CALGARY, AB -- Ben Thomas has but one hurdle to clear as he prepares for the 2014 NHL Draft.
Well, it’s more like a bit of a bike.
Thomas will be one of three Calgary Hitmen and 118 draft eligibles set to descend on Toronto on Monday to participate in the NHL Scouting Combine, the final event on the schedule before the draft takes place from June 27-28 in Philadelphia.
But the nerves haven’t hit the prospect just yet.
“I don’t know how nervous I am,” said Thomas, who will be joined in Toronto by teammates Jake Virtanen and Travis Sanheim. “I’m kind of excited to get over there and see all the other players and meet with the teams. It’s exciting and a little bit nervous.
“I know a few guys that have been through it before. They’ve told me what goes on. I kind of have a little bit of an idea what to expect.”
And what to dread, too.
Thomas, training alongside fellow Western Hockey League eligibles Conner Bleackley, Reid Duke and Brycen Martin at Crash Conditioning in Calgary’s southeast, has been preparing for the Wingate Anaerobic Test, a cycling exercise used to measure peak anaerobic power and capacity.
It consists of a set time pedaling at maximum speed against a constant force.
“No one likes that one,” Thomas said. “They call it the puke test. It should be good.
“We went to a sports lab downtown and we did the Windgate and the VO2 test. It’s as hard as advertised, yep.”
Thomas hasn’t had a lot of opportunity to prepare for the Windgate or the other physical components of the combine.
His Hitmen qualified for the WHL playoffs and, after being eliminated in the first round by fellow 2014 NHL Draft eligible Sam Reinhart and the Kootenay Ice, he was invited to represent Canada at the 2014 IIHF World Under-18 Championship.

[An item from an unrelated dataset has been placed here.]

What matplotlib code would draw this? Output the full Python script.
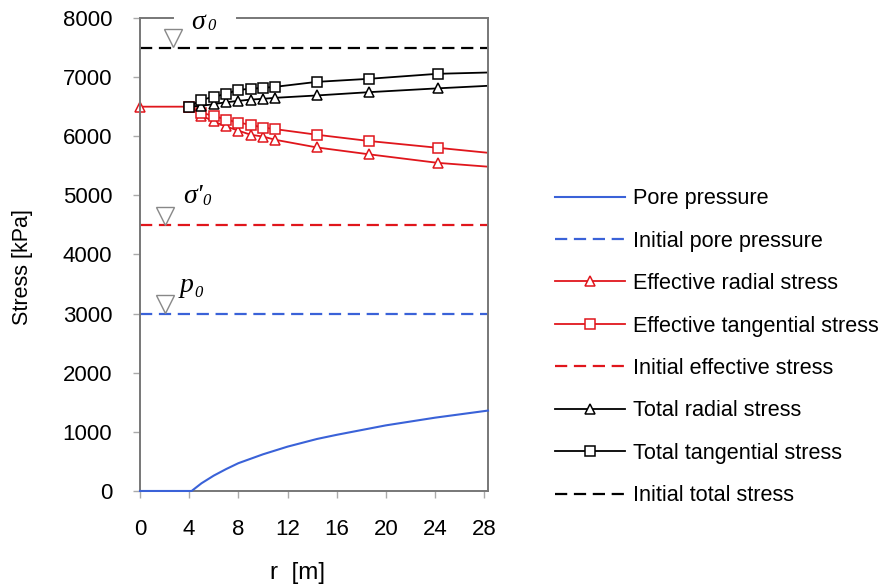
import matplotlib.pyplot as plt

plt.rcParams['font.family'] = ['Liberation Sans', 'DejaVu Sans']

# radial distance [m]
r_pore = [0, 4.2, 5, 6, 7, 8, 10, 12, 14.4, 16, 20, 24, 28.3]
pore = [0, 0, 130, 260, 370, 470, 620, 750, 880, 950, 1110, 1240, 1360]

r_eff_rad = [0, 4, 5, 6, 7, 8, 9, 10, 11, 14.4, 18.6, 24.2, 28.3]
eff_rad = [6500, 6500, 6350, 6250, 6165, 6095, 6025, 5995, 5940, 5810, 5695, 5550, 5485]

r_stress = [4, 5, 6, 7, 8, 9, 10, 11, 14.4, 18.6, 24.2, 28.3]
eff_tan = [6500, 6395, 6345, 6280, 6232, 6193, 6147, 6120, 6025, 5920, 5805, 5720]
tot_rad = [6500, 6515, 6543, 6575, 6598, 6620, 6633, 6650, 6690, 6745, 6810, 6853]
tot_tan = [6500, 6616, 6667, 6717, 6785, 6802, 6819, 6836, 6920, 6971, 7056, 7078]

p0 = 3000
sig_eff0 = 4500
sig0 = 7500

blue = '#3a62d8'
red = '#e0161c'
spine_col = '#777777'

fig = plt.figure(figsize=(8.82, 5.88), dpi=100)
ax = fig.add_axes([0.1587, 0.165, 0.3946, 0.8044])

lw = 1.3
ms = 7
dash = (0, (5.5, 3))
n_rad = len(r_eff_rad) - 1
n_st = len(r_stress) - 1

ax.plot(r_pore, pore, color=blue, lw=1.5, label='Pore pressure', zorder=4, clip_on=False)
ax.axhline(p0, color=blue, lw=1.6, ls=dash, label='Initial pore pressure')
ax.plot(r_eff_rad, eff_rad, color=red, lw=lw, marker='^', ms=ms, mfc='white',
        mec=red, mew=1.1, markevery=list(range(n_rad)), clip_on=False,
        label='Effective radial stress')
ax.plot(r_stress, eff_tan, color=red, lw=lw, marker='s', ms=ms, mfc='white',
        mec=red, mew=1.1, markevery=list(range(n_st)), label='Effective tangential stress')
ax.axhline(sig_eff0, color=red, lw=1.6, ls=dash, label='Initial effective stress')
ax.plot(r_stress, tot_rad, color='black', lw=lw, marker='^', ms=ms, mfc='white',
        mec='black', mew=1.1, markevery=list(range(1, n_st)), label='Total radial stress')
ax.plot(r_stress, tot_tan, color='black', lw=lw, marker='s', ms=ms, mfc='white',
        mec='black', mew=1.1, markevery=list(range(n_st)), label='Total tangential stress')
ax.axhline(sig0, color='black', lw=1.6, ls=dash, label='Initial total stress')

# level markers
for xm, ym in [(2.65, sig0), (2.0, sig_eff0), (2.0, p0)]:
    ax.plot([xm], [ym + 155], marker='v', ms=12.5, mfc='white', mec='#888888',
            mew=1.0, zorder=5)

# level labels (symbol + subscript)
serif = dict(family='Liberation Serif', style='italic')
ax.text(4.15, 7820, '\u03c3', fontsize=20, va='baseline', **serif)
ax.text(5.45, 7800, '0', fontsize=12, va='baseline', **serif)
ax.text(3.5, 4870, "\u03c3'", fontsize=20, va='baseline', **serif)
ax.text(5.1, 4840, '0', fontsize=12, va='baseline', **serif)
ax.text(3.25, 3370, 'p', fontsize=20, va='baseline', **serif)
ax.text(4.4, 3285, '0', fontsize=12, va='baseline', **serif)

ax.set_xlim(0, 28.3)
ax.set_ylim(0, 8000)
ax.set_xticks(range(0, 29, 4))
ax.set_yticks(range(0, 8001, 1000))
ax.tick_params(axis='both', labelsize=16, direction='out', length=5,
               color='#aaaaaa', width=1)
ax.tick_params(axis='x', pad=15)
ax.tick_params(axis='y', pad=15)
for s in ax.spines.values():
    s.set_color(spine_col)
    s.set_linewidth(1.4)

# top frame line broken by the sigma_0 label
ax.spines['top'].set_visible(False)
ax.plot([0, 2.7], [8000, 8000], color=spine_col, lw=1.4, clip_on=False, zorder=6)
ax.plot([7.9, 28.3], [8000, 8000], color=spine_col, lw=1.4, clip_on=False, zorder=6)

ax.set_xlabel('r  [m]', fontsize=17.5)
ax.xaxis.set_label_coords(0.454, -0.15)
ax.set_ylabel('Stress [kPa]', fontsize=15.5)
ax.yaxis.set_label_coords(-0.307, 0.474)

fig.legend(loc='upper left', bbox_to_anchor=(0.629, 0.68), frameon=False,
           fontsize=15.6, handlelength=3.23, handletextpad=0.4, labelspacing=0.99,
           borderpad=0, borderaxespad=0)

fig.savefig('out.png', dpi=100)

After helping Canada to bronze, the 17-year-old sprinted back into the gym.
“I had three full weeks here at Crash,” said Thomas, 86th among North American skaters in Central Scouting’s final ranking. “I think that was definitely enough time to prepare. We started pretty quick when I got back from Finland and got right into it. The workouts have been pretty hard.

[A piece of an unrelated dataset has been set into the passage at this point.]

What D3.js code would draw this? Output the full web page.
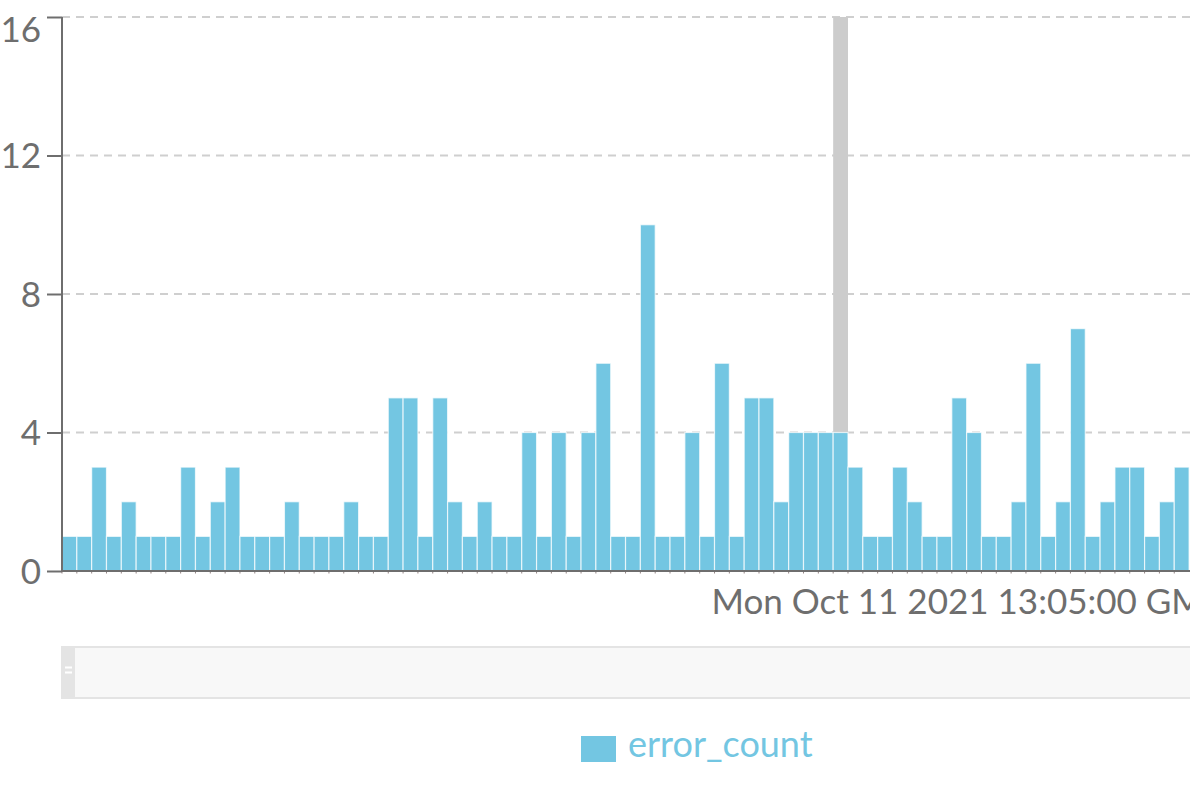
<!DOCTYPE html>
<html>
<head>
<meta charset="utf-8">
<script src="https://cdn.jsdelivr.net/npm/d3@7"></script>
<style>
  html, body {margin: 0; padding: 0; background: #fff; overflow: hidden;}
  svg {display: block; font-family: Lato, sans-serif;}
</style>
</head>
<body>
<div id="chart"></div>
<script>
// bar values, one per 5 minute bucket
const errorCount = [
  1, 1, 3, 1, 2, 1, 1, 1, 3, 1, 2, 3, 1, 1, 1, 2, 1, 1, 1, 2, 1, 1, 5,
  5, 1, 5, 2, 1, 2, 1, 1, 4, 1, 4, 1, 4, 6, 1, 1, 10, 1, 1, 4, 1, 6, 1,
  5, 5, 2, 4, 4, 4, 4, 3, 1, 1, 3, 2, 1, 1, 5, 4, 1, 1, 2, 6, 1, 2, 7,
  1, 2, 3, 3, 1, 2, 3,
];
const startTime = new Date(2021, 9, 11, 9, 25);
const times = d3.timeMinute.every(5).range(startTime,
  d3.timeMinute.offset(startTime, 5 * errorCount.length));
const yTicks = [0, 4, 8, 12, 16];
const xLabels = [
  {index: 44, text: 'Mon Oct 11 2021 13:05:00 GMT+0800 (China Standard Time)'},
];
const seriesName = 'error_count';
const hoverIndex = 52;

const totalWidth = 1190;
const totalHeight = 792;
const margin = {top: 17, left: 62, bottom: 221};
const step = 14.83;
const axisColor = '#6e6e6e';
const barColor = '#73c6e2';

let svg = d3.select('#chart').append('svg')
    .attr('width', totalWidth)
    .attr('height', totalHeight);

let x = d3.scaleBand()
    .domain(times)
    .range([margin.left, margin.left + step * times.length])
    .padding(0);

let y = d3.scaleLinear()
    .domain([0, 16])
    .range([totalHeight - margin.bottom, margin.top]);

// dashed grid
svg.append('g')
  .selectAll('line')
  .data(yTicks.filter(function(d) {
    return d > 0;
  }))
  .enter().append('line')
    .attr('x1', margin.left)
    .attr('x2', totalWidth)
    .attr('y1', function(d) {
      return y(d);
    })
    .attr('y2', function(d) {
      return y(d);
    })
    .attr('stroke', '#cfcfcf')
    .attr('stroke-width', 2)
    .attr('stroke-dasharray', '8,6');

// hover shadow
svg.append('rect')
    .attr('x', x(times[hoverIndex]))
    .attr('y', y(16))
    .attr('width', x.bandwidth())
    .attr('height', y(0) - y(16))
    .attr('fill', '#cccccc');

svg.append('g')
  .selectAll('rect')
  .data(errorCount)
  .enter().append('rect')
    .attr('x', function(d, i) {
      return x(times[i]);
    })
    .attr('y', function(d) {
      return y(d);
    })
    .attr('width', x.bandwidth())
    .attr('height', function(d) {
      return y(0) - y(d);
    })
    .attr('fill', barColor)
    .attr('stroke', '#ffffff')
    .attr('stroke-opacity', 0.7)
    .attr('stroke-width', 1.2);

// y axis
let yAxis = svg.append('g')
    .attr('transform', 'translate(' + margin.left + ',0)')
    .call(d3.axisLeft(y).tickValues(yTicks).tickSize(15).tickPadding(6));
yAxis.select('.domain')
    .attr('stroke', axisColor)
    .attr('stroke-width', 2)
    .attr('d', 'M0,' + y(16) + 'V' + y(0));
yAxis.selectAll('.tick line')
    .attr('stroke', axisColor)
    .attr('stroke-width', 2);
yAxis.selectAll('.tick text')
    .attr('fill', axisColor)
    .attr('font-size', 35)
    .attr('font-family', 'Lato, sans-serif')
    .attr('dy', function(d) {
      // keep the top label inside the view
      return d === 16 ? '0.7em' : '0.35em';
    });

// x axis with small ticks on bucket edges
let xAxis = svg.append('g')
    .attr('transform', 'translate(0,' + y(0) + ')');
xAxis.selectAll('line.tick')
  .data(times)
  .enter().append('line')
    .attr('class', 'tick')
    .attr('x1', function(d) {
      return x(d);
    })
    .attr('x2', function(d) {
      return x(d);
    })
    .attr('y1', 0)
    .attr('y2', 2.5)
    .attr('stroke', '#7a6666')
    .attr('stroke-opacity', 0.8)
    .attr('stroke-width', 1);
xAxis.append('line')
    .attr('x1', margin.left)
    .attr('x2', totalWidth)
    .attr('stroke', axisColor)
    .attr('stroke-width', 2);
xAxis.selectAll('text')
  .data(xLabels)
  .enter().append('text')
    .attr('x', function(d) {
      return x(times[d.index]) - 3;
    })
    .attr('y', 43)
    .attr('fill', axisColor)
    .attr('font-size', 35)
    .text(function(d) {
      return d.text;
    });

// slider below the plot
let slider = svg.append('g').attr('transform', 'translate(0,646)');
slider.append('rect')
    .attr('x', margin.left)
    .attr('y', 1)
    .attr('width', totalWidth)
    .attr('height', 51)
    .attr('fill', '#f8f8f8')
    .attr('stroke', '#e4e4e4')
    .attr('stroke-width', 2);
slider.append('rect')
    .attr('x', margin.left)
    .attr('y', 0)
    .attr('width', 13)
    .attr('height', 53)
    .attr('fill', '#e4e4e4');
[20.5, 25.5].forEach(function(dy) {
  slider.append('rect')
      .attr('x', margin.left + 3)
      .attr('y', dy)
      .attr('width', 7)
      .attr('height', 2)
      .attr('fill', '#ffffff');
});

// legend
let legend = svg.append('g').attr('transform', 'translate(581,736)');
legend.append('rect')
    .attr('width', 35)
    .attr('height', 26)
    .attr('fill', barColor);
legend.append('text')
    .attr('x', 47)
    .attr('y', 21)
    .attr('fill', barColor)
    .attr('font-size', 36)
    .text(seriesName);
</script>
</body>
</html>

“I feel good and I feel in really good shape.”
The fitness testing, though, is just half of the weeklong event.
And while he’s already ran through a battery of exercises designed to mimic the physical strain he’ll go through, the interview process will be a different beast for the 6-foot-1, 190-pound defenceman.
It’s one he feels prepared for after already meeting with NHL clubs throughout the course of the regular season.
“I’ve had a few interviews with some guys and met with a few people already, so I’m pretty comfortable just talking to the NHL guys,” he said. “I think I’m used to it. I won’t be too bad. I’m just going to try to stay calm, pretty much.
“It’s almost like a job interview. It’s one on seven or however many guys they’ll have in there. They ask you some questions that can be pretty tough but I’m just going to try to relax and just not worry too much about it and be myself.”
Still, Thomas knows the importance of a good showing with the 2014 NHL Draft just a month away.
He’s ready to put his best foot forward.
“I definitely think it helps if you do well,” he said. “If you can show that you’re a good guy and you can be a good asset to the team and that you care about your fitness and be in good shape, it helps. If you do bad in the fitness testing or teams don’t like you, it can definitely lower your draft status.
“I think it can affect it, for sure.”
How his showing at the combine does affect him, though, won’t be known until late June.
It’s a date that is rapidly approaching and will wrap up a draft journey that started back in September.
“It’s getting there,” Thomas said. “Its kind of coming in the back of my mind a little bit more now. After the combine is when I can relax and let things take care of themselves. The draft is definitely getting close here, for sure.”